◆ **TASK PROMPT**:
In the data that follows, count every line holding the string "this" and give the count alone.

---+---

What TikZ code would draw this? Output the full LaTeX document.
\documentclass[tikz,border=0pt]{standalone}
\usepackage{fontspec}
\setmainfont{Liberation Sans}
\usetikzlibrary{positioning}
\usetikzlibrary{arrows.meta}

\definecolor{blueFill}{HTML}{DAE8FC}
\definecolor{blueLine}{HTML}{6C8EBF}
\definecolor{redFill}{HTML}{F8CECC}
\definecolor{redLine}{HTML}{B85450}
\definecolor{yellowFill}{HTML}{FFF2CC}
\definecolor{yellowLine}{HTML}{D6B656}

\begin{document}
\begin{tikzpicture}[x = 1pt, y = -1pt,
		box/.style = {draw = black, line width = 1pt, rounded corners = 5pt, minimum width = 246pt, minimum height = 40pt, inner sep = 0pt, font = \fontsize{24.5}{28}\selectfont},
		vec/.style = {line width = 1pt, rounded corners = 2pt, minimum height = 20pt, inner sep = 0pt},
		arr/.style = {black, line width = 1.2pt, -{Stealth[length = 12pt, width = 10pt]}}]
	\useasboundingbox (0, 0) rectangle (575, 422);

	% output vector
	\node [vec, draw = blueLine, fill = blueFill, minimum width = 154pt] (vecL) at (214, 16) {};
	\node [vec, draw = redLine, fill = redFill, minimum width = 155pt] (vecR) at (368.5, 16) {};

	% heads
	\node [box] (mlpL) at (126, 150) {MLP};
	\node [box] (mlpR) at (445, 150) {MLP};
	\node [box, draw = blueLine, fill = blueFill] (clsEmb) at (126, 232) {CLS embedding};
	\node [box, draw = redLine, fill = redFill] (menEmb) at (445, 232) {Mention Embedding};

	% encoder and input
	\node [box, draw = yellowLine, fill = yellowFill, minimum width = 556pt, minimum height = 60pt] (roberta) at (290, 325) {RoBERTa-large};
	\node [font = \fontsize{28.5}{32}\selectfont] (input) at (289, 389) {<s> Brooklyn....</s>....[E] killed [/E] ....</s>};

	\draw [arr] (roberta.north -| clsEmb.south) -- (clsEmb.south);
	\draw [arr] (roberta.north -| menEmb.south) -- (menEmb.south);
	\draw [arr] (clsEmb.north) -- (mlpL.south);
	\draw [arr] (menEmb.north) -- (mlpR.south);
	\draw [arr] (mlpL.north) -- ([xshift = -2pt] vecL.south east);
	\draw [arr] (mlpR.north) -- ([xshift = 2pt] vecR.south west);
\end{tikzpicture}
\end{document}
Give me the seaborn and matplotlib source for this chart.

---+---

◆ **THE COMPLETED TASK**:
2